The next #MeToo moment?
Rachel Coleman, creator of the PBS show “Signing Time!” and the executive director of American Society for Deaf Children, a parent helping parent organization for the Deaf community, said this is the Deaf community’s #MeToo moment.
“It is ‘Spotlight,’” said Coleman, who has a Deaf child, in a telephone interview from Utah. “It is time for the community to tell the truth. This is a population that has been underserved and undereducated.”
She said for too long members of the community have been too afraid so come forward with allegations of abuse.
“There’s an unspoken agreement that you’re not going to make the Deaf community look bad,” she said. “If you speak out, it impacts you for the rest of your life.”
She also challenged Bravin’s claim to another publication that Deaf children aren’t more vulnerable than the hearing population.
“That’s terrifying to me,” she said. “That’s a recipe for abuse to say a vulnerable population isn’t vulnerable.”
The time, Coleman said, is now to make a change.
“It’s bigger than the ASD,” she said. “I would love everyone to have a place to tell the truth. A whistleblower hotline? How do you do it nationally?
“I think everyone needs to tell the truth. … You have to tell the truth that this is happening and for people to know the scale it’s happening. Being willing to tell the truth is only way to stop this from happening.”
The future of ASD
Instead, when asked about the future of the ASD, Bravin said there would be a place for the school. He noted he is giving a presentation at a conference in California later this month. The title of the presentation is “Deaf Education 2067,” the reason why Bravin uses 2067 is that’s the year of ASD’s 250th anniversary.

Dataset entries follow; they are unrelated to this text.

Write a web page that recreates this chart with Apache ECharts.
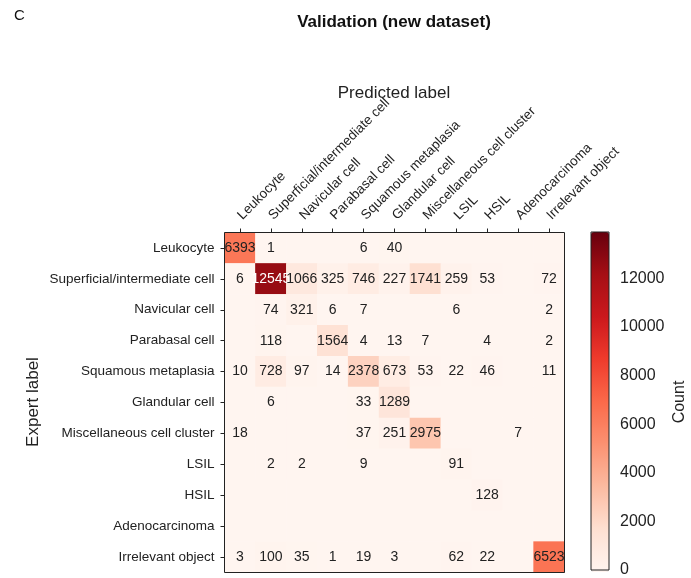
<!DOCTYPE html>
<html>
<head>
<meta charset="utf-8">
<script src="https://cdn.jsdelivr.net/npm/echarts@6/dist/echarts.min.js"></script>
<style>
html, body { margin: 0; padding: 0; background: #fff; }
#chart { width: 691px; height: 578px; }
</style>
</head>
<body>
<div id="chart"></div>
<script>
// class names (same order for predicted and expert)
const labels = ["Leukocyte", "Superficial/intermediate cell", "Navicular cell", "Parabasal cell",
  "Squamous metaplasia", "Glandular cell", "Miscellaneous cell cluster", "LSIL", "HSIL",
  "Adenocarcinoma", "Irrelevant object"];

// rows = expert label, columns = predicted label
const rowLeukocyte   = [6393, 1, 0, 0, 6, 40, 0, 0, 0, 0, 0];
const rowSuperficial = [6, 12545, 1066, 325, 746, 227, 1741, 259, 53, 0, 72];
const rowNavicular   = [0, 74, 321, 6, 7, 0, 0, 6, 0, 0, 2];
const rowParabasal   = [0, 118, 0, 1564, 4, 13, 7, 0, 4, 0, 2];
const rowSquamous    = [10, 728, 97, 14, 2378, 673, 53, 22, 46, 0, 11];
const rowGlandular   = [0, 6, 0, 0, 33, 1289, 0, 0, 0, 0, 0];
const rowMisc        = [18, 0, 0, 0, 37, 251, 2975, 0, 0, 7, 0];
const rowLSIL        = [0, 2, 2, 0, 9, 0, 0, 91, 0, 0, 0];
const rowHSIL        = [0, 0, 0, 0, 0, 0, 0, 0, 128, 0, 0];
const rowAdeno       = [0, 0, 0, 0, 0, 0, 0, 0, 0, 0, 0];
const rowIrrelevant  = [3, 100, 35, 1, 19, 3, 0, 62, 22, 0, 6523];

const matrix = [rowLeukocyte, rowSuperficial, rowNavicular, rowParabasal, rowSquamous,
  rowGlandular, rowMisc, rowLSIL, rowHSIL, rowAdeno, rowIrrelevant];

const colorbarTicks = [0, 2000, 4000, 6000, 8000, 10000, 12000];
const colorMax = 13900;

const data = [];
matrix.forEach((row, r) => row.forEach((v, c) => data.push([c, r, v])));

const font = "'Liberation Sans', Arial, sans-serif";
const reds = ["#fff5f0", "#fee0d2", "#fcbba1", "#fc9272", "#fb6a4a", "#ef3b2c", "#cb181d", "#a50f15", "#67000d"];

const chart = echarts.init(document.getElementById("chart"));
chart.setOption({
  animation: false,
  textStyle: { fontFamily: font },
  grid: [
    { left: 224.5, top: 232.5, width: 340, height: 340, show: true, borderColor: "#222", borderWidth: 1, backgroundColor: "transparent", z: 10 },
    { left: 591, top: 232, width: 18, height: 340, show: true, borderColor: "#222", borderWidth: 1, backgroundColor: "transparent", z: 10 }
  ],
  xAxis: [
    {
      type: "category", data: labels, position: "top", gridIndex: 0,
      axisLine: { show: false },
      axisTick: { show: true, alignWithLabel: true, length: 4, lineStyle: { color: "#222" } },
      axisLabel: { rotate: -45, interval: 0, margin: 15, fontSize: 13.5, color: "#222", fontFamily: font },
      splitLine: { show: false }
    },
    { type: "value", gridIndex: 1, show: false, min: 0, max: 1 }
  ],
  yAxis: [
    {
      type: "category", data: labels, inverse: true, gridIndex: 0,
      axisLine: { show: false },
      axisTick: { show: true, alignWithLabel: true, length: 4, lineStyle: { color: "#222" } },
      axisLabel: { interval: 0, margin: 10, fontSize: 13.5, color: "#222", fontFamily: font },
      splitLine: { show: false }
    },
    {
      type: "value", gridIndex: 1, position: "right", min: 0, max: colorMax, interval: 2000,
      axisLine: { show: false },
      axisTick: { show: true, length: 4, lineStyle: { color: "#222" },
        customValues: colorbarTicks },
      axisLabel: { margin: 11, fontSize: 16, color: "#222", fontFamily: font,
        customValues: colorbarTicks, formatter: v => String(v) },
      splitLine: { show: false }
    }
  ],
  visualMap: {
    type: "continuous", min: 0, max: colorMax, seriesIndex: 0,
    calculable: false, show: true, left: 591, top: 232, itemWidth: 18, itemHeight: 340,
    padding: 0, text: ["", ""], showLabel: false,
    inRange: { color: reds }
  },
  series: [{
    type: "heatmap", xAxisIndex: 0, yAxisIndex: 0, data: data,
    label: {
      show: true, fontSize: 14, fontFamily: font,
      formatter: p => {
        const v = p.value[2];
        if (!v) return "";
        return (v > 7000 ? "{w|" : "{d|") + v + "}";
      },
      rich: {
        w: { color: "#fff", fontSize: 14, fontFamily: font },
        d: { color: "#222", fontSize: 14, fontFamily: font }
      }
    },
    emphasis: { disabled: true }
  }],
  graphic: [
    { type: "text", left: 14, top: 8, style: { text: "C", font: "15px " + font, fill: "#111" } },
    { type: "text", x: 394, y: 22, style: { text: "Validation (new dataset)", font: "bold 17px " + font, fill: "#111", align: "center", verticalAlign: "middle" } },
    { type: "text", x: 394, y: 93, style: { text: "Predicted label", font: "17px " + font, fill: "#222", align: "center", verticalAlign: "middle" } },
    { type: "text", x: 33, y: 402, rotation: Math.PI / 2, style: { text: "Expert label", font: "17px " + font, fill: "#222", align: "center", verticalAlign: "middle" } },
    { type: "text", x: 680, y: 402, rotation: Math.PI / 2, style: { text: "Count", font: "16px " + font, fill: "#222", align: "center", verticalAlign: "middle" } }
  ]
});
</script>
</body>
</html>
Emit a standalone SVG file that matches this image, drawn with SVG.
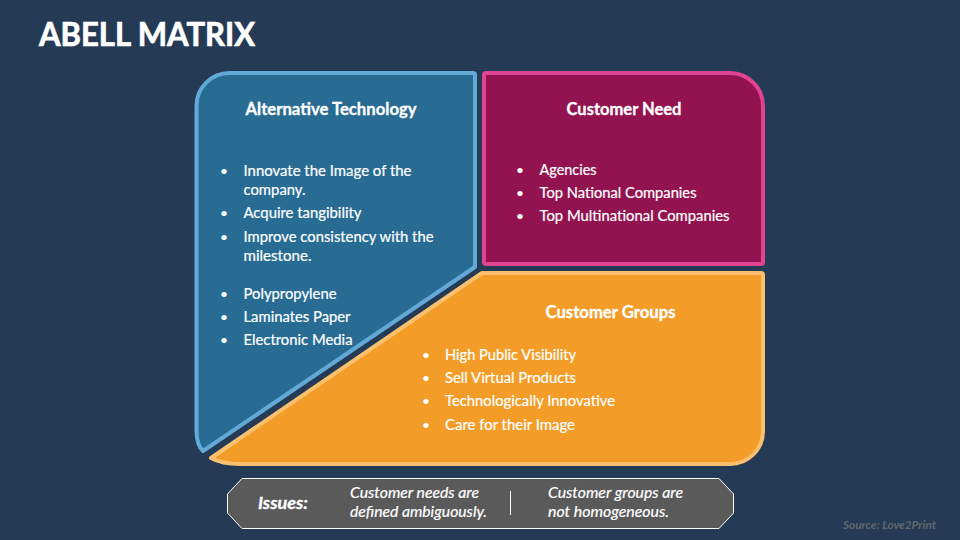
<svg xmlns="http://www.w3.org/2000/svg" width="960" height="540" viewBox="0 0 960 540">
<style>
text{font-family:"Lato","Carlito","Open Sans",sans-serif;fill:#fff}
.t{font-size:16.5px;font-weight:700;text-anchor:middle;stroke:#fff;stroke-width:.3}
.b text{font-size:14.6px;stroke:#fff;stroke-width:.2}
.b text.d{font-size:12px;stroke:none;font-weight:700}
.i{font-size:14.6px;font-style:italic;stroke:#fff;stroke-width:.2}
.s{stroke-width:4;stroke-linejoin:round}
</style>
<rect width="960" height="540" fill="#253b55"/>
<text x="39" y="46" font-size="32" font-weight="700" stroke="#fff" stroke-width=".7" textLength="216" lengthAdjust="spacingAndGlyphs">ABELL MATRIX</text>
<g id="alternative-technology">
<path class="s" d="M196.500 106A33 33 0 0 1 229.500 73H473Q475 73 475 75V267L203 451Q196.500 445 196.500 430Z" fill="#286c94" stroke="#62a9d6"/>
<text class="t" x="331" y="115" textLength="171" lengthAdjust="spacingAndGlyphs">Alternative Technology</text>
<g class="b">
<text class="d" x="220.500" y="175">•</text><text x="243.500" y="176" textLength="168" lengthAdjust="spacingAndGlyphs">Innovate the Image of the</text>
<text x="243.500" y="195" textLength="62" lengthAdjust="spacingAndGlyphs">company.</text>
<text class="d" x="220.500" y="217">•</text><text x="243.500" y="218" textLength="118" lengthAdjust="spacingAndGlyphs">Acquire tangibility</text>
<text class="d" x="220.500" y="241">•</text><text x="243.500" y="242" textLength="190" lengthAdjust="spacingAndGlyphs">Improve consistency with the</text>
<text x="243.500" y="261" textLength="68" lengthAdjust="spacingAndGlyphs">milestone.</text>
<text class="d" x="220.500" y="298">•</text><text x="243.500" y="299" textLength="93" lengthAdjust="spacingAndGlyphs">Polypropylene</text>
<text class="d" x="220.500" y="321">•</text><text x="243.500" y="322" textLength="107" lengthAdjust="spacingAndGlyphs">Laminates Paper</text>
<text class="d" x="220.500" y="344">•</text><text x="243.500" y="345" textLength="109" lengthAdjust="spacingAndGlyphs">Electronic Media</text>
</g>
</g>
<g id="customer-need">
<path class="s" d="M486 73H730A33 33 0 0 1 763 106V262Q763 264 761 264H486Q484 264 484 262V75Q484 73 486 73Z" fill="#931350" stroke="#e0438f"/>
<text class="t" x="624" y="115" textLength="115" lengthAdjust="spacingAndGlyphs">Customer Need</text>
<g class="b">
<text class="d" x="516.500" y="174">•</text><text x="539.500" y="175" textLength="57" lengthAdjust="spacingAndGlyphs">Agencies</text>
<text class="d" x="516.500" y="197">•</text><text x="539.500" y="198" textLength="157" lengthAdjust="spacingAndGlyphs">Top National Companies</text>
<text class="d" x="516.500" y="220">•</text><text x="539.500" y="221" textLength="190" lengthAdjust="spacingAndGlyphs">Top Multinational Companies</text>
</g>
</g>
<g id="customer-groups">
<path class="s" d="M482 273H761Q763 273 763 275V431A33 33 0 0 1 730 464H240Q222 464 211 458Z" fill="#f39c27" stroke="#fbc06e"/>
<text class="t" x="610.500" y="318" textLength="130" lengthAdjust="spacingAndGlyphs">Customer Groups</text>
<g class="b">
<text class="d" x="422.500" y="359">•</text><text x="445" y="360" textLength="131" lengthAdjust="spacingAndGlyphs">High Public Visibility</text>
<text class="d" x="422.500" y="382">•</text><text x="445" y="383" textLength="131" lengthAdjust="spacingAndGlyphs">Sell Virtual Products</text>
<text class="d" x="422.500" y="405">•</text><text x="445" y="406" textLength="170" lengthAdjust="spacingAndGlyphs">Technologically Innovative</text>
<text class="d" x="422.500" y="429">•</text><text x="445" y="430" textLength="130" lengthAdjust="spacingAndGlyphs">Care for their Image</text>
</g>
</g>
<g id="issues">
<path d="M242 478.500H719L733.500 494V513L719 528.500H242L227.500 513V494Z" fill="#5a5a5a" stroke="#fff" stroke-width="1"/>
<text x="258" y="509" font-size="17" font-weight="700" font-style="italic" stroke="#fff" stroke-width=".3" textLength="50" lengthAdjust="spacingAndGlyphs">Issues:</text>
<text class="i" x="350" y="498" textLength="129" lengthAdjust="spacingAndGlyphs">Customer needs are</text>
<text class="i" x="350" y="517" textLength="137" lengthAdjust="spacingAndGlyphs">defined ambiguously.</text>
<line x1="510.500" y1="491" x2="510.500" y2="515" stroke="#fff" stroke-width="1"/>
<text class="i" x="548" y="498" textLength="135" lengthAdjust="spacingAndGlyphs">Customer groups are</text>
<text class="i" x="548" y="517" textLength="121" lengthAdjust="spacingAndGlyphs">not homogeneous.</text>
</g>
<text x="843" y="529" font-size="10.500" font-weight="700" font-style="italic" style="fill:#60666f" textLength="93" lengthAdjust="spacingAndGlyphs">Source: Love2Print</text>
</svg>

“At that conference I will be presenting what Deaf education will look like in 2067,” he said. “I see ASD continuing to have a place in the lives of Deaf and the hard-of-hearing community members.”
Will ASD be open in 2067 to celebrate the anniversary?
“Absolutely,” Bravin said. “ASD for normal Deaf people will always be here. Deaf people and hearing people will always be side-by-side together. … There’s no way we can not have ASD.”